As a child I remember my days were filled with activities. After all, “the job of a child is to play and have fun” said my brother several years ago. Some of those days were as slow as molasses, you know, when we had chores, or sitting with nothing to keep us busy, yep, those times. However, when school was out and summer was in full force and I was playing in the neighborhood with my buddies, those were the days that screamed by. They went way too fast. On one occasion when my grandmother was staying with us, I came inside after a buddy did something wrong to me, so I came inside, angry, telling grandma all about it. Her response was profound, just a simple “You’ll have that!” No argument about my defense, no consolation, nothing, just an acknowledgment, as to say “Enjoy the good and the bad, and One Day at a Time.”

Going Back in Time….

The year was 1816 in eastern Pennsylvania, my Great, Great, Great grandfather Daniel Way was born. He got married to Hanna and had 7 children.
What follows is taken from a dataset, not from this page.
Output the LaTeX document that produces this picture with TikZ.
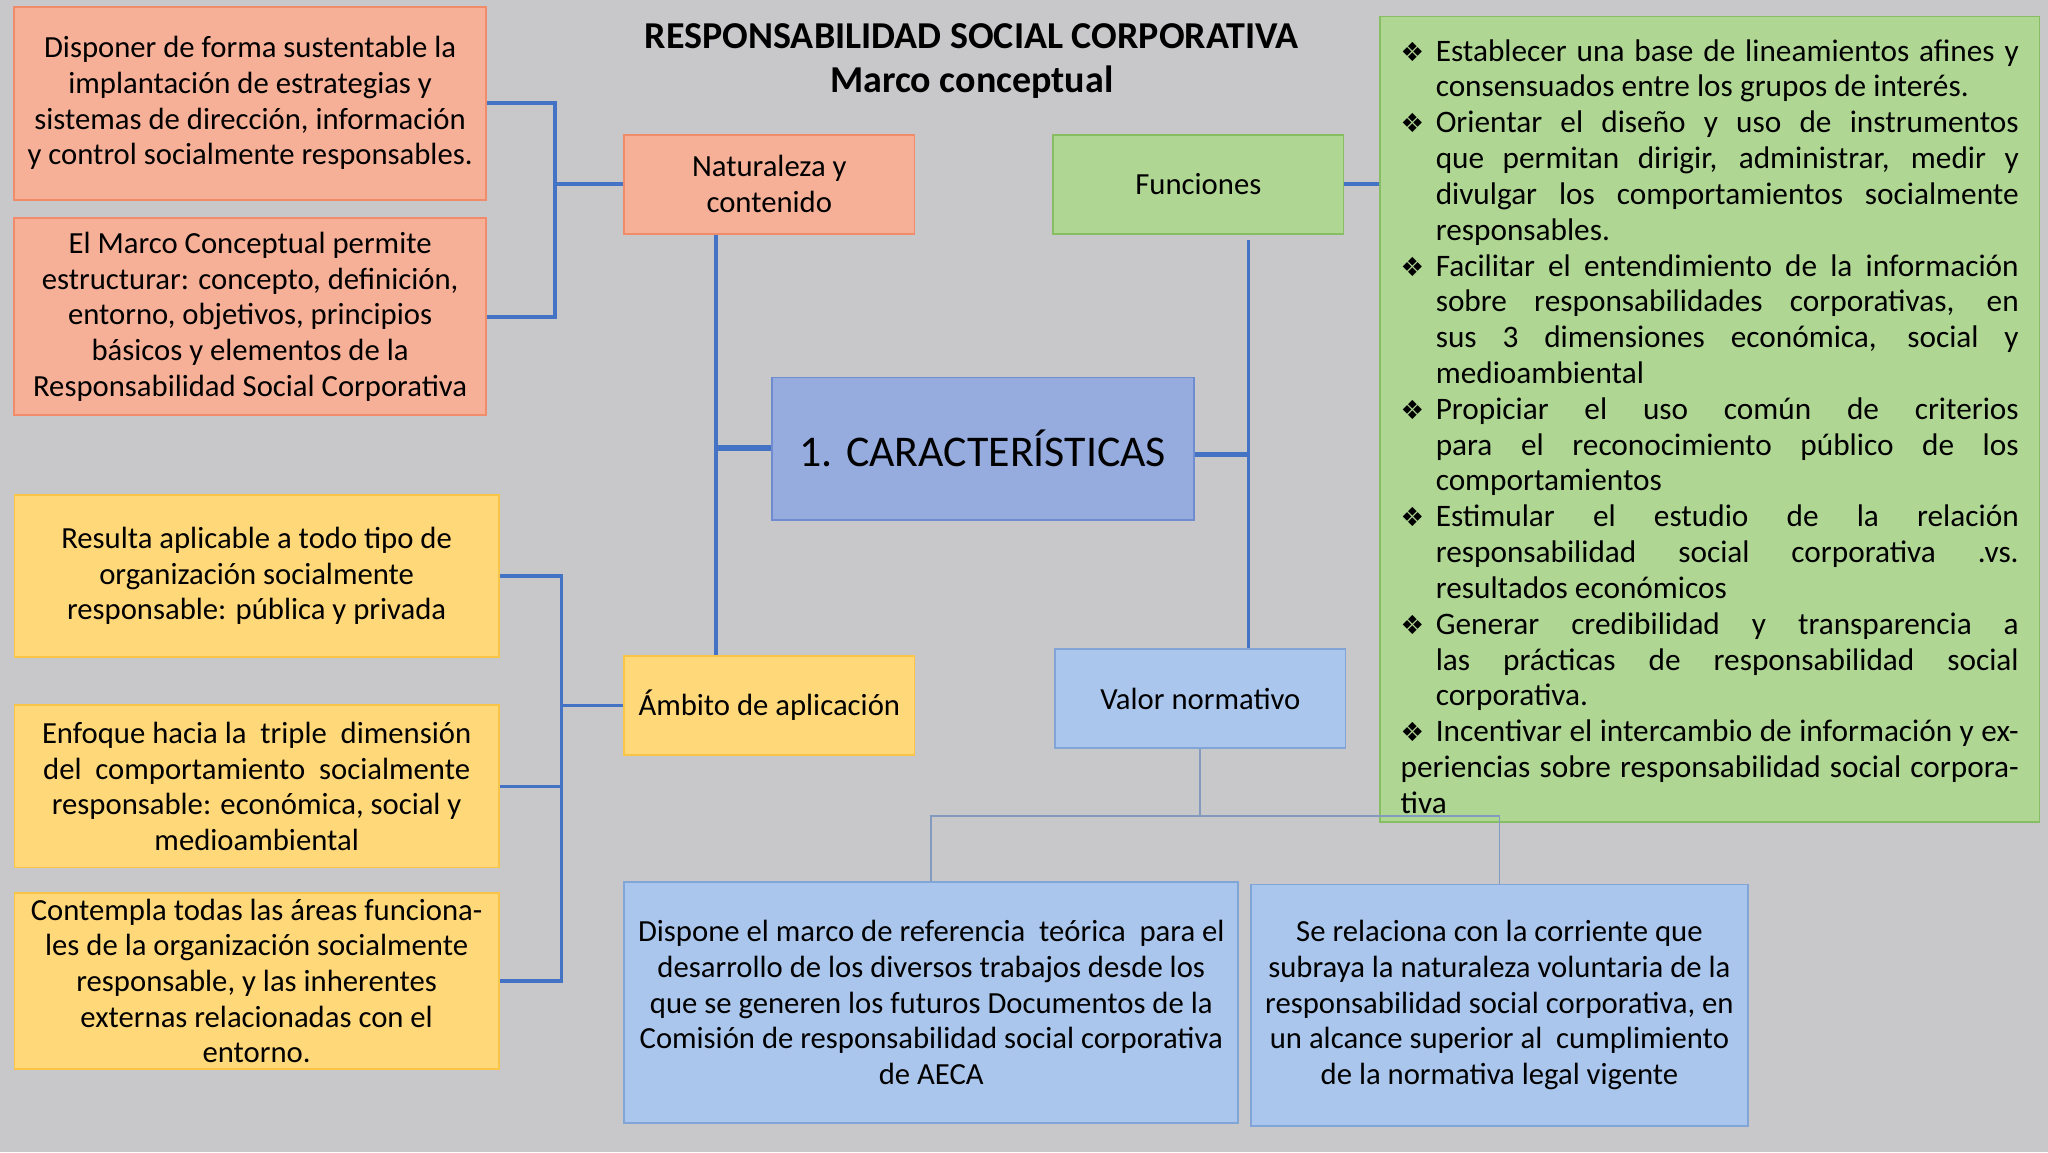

In those days the attraction of moving west to Ohio was big, there was lots of wide open land.  Daniel saved his money, worked hard, and by the time he was 32 years old, moved his family west to a small town in central Ohio. He purchased land and built a barn (still standing to this day). The year he completed the barn in 1852, at the age of 36, the unthinkable happened, he fell off the roof and died. Daniel left his family to care for the crops and to continue farming the land, his lovely bride was a true hero to manage the task. I believe she understood, with all the ups and downs, why it was so important to take life, “One Day at a Time.”

Daniel Fisher was also a Great, Great, Great grandfather, another true hero along with his wife Harriette and son Daniel Jr., the middle child.  Daniel and Harriette also lived in eastern Pennsylvania, they fell in love and got married in 1835. They also moved to Ohio to purchase farmland and set up a thriving farm. After the move the farm was active. In 1862 Harriette gave birth to their 13th child, a little girl. Tragically two weeks later Harriette and her newborn daughter both died, she was only 43 years old. In those days the Civil War was raging throughout the states. After losing his wife and youngest daughter, my grandfather and his 18-year-old son Daniel Jr. decided to accept the call from Lincoln and join in the Civil War to fight for the values they deemed important. The next couple years they were together. In the fall of 1864 private Daniel Fisher Jr. was taken prisoner and placed in a camp called “Cahaba” located in Alabama. Daniel Sr. Returned home however Daniel Jr. remained in prison. While he was imprisoned, on April 9th, 1865, the Civil War came to an end. The prisoners were released, including Uncle Daniel, they were taken to the Mississippi River to be transported back up north. After all the battles, several months of indescribable conditions in that prison camp, young Daniel was headed home. These POWs boarded a ship called the “Sultana”. It was a riverboat designed to carry 376 passengers along with goods from the south. Instead, it was loaded with 2,300 people, mostly released prisoners going back home. On April 27th at 2:00 AM a boiler exploded killing some 1,600 people, my Uncle Daniel was one of them. Amazing that this marine time disaster is the worst in US history, and I didn’t know about it until my cousin Sandy shared her research and wrote the details about our family members. Back home in Ohio Grandpa Daniel lived the rest of his years with his wonderful family, I’m sure he was happy to be living “One Day at Time”.

These short stories only scratch the surface of my amazing family history. I cried as I gave memory and thought to these courageous people. To think we had such heroes before us. It humbles me to think of their greatness mixed with drama and loss, the victory and survival. While I was thinking about my family, I thought “isn’t it true that every human being on the planet had someone who survived all odds, who overcame obstacles and challenges and lived during their time”. They were men and women who lived, some with privileged lives but most with hard days. I believe we live in a time where conveniences, you know, the kind that can often be taken for granted, these were dreams by those who came before us. Not to discount our challenges, but to really think about the times that we live.

 Present Day

 When I have the opportunity to be involved with a construction project, whether a remodel project or a beautiful new home, it’s my desire, along with all of Darling Enterprise, to build where we can all enjoy these days, to be safe and to have all the available conveniences. With all of this to consider, and a family to enjoy, with the air in my lungs and a heart to move forward and projects to build, I can’t think of anything to be more thankful for, than to enjoy “One Day at a Time”.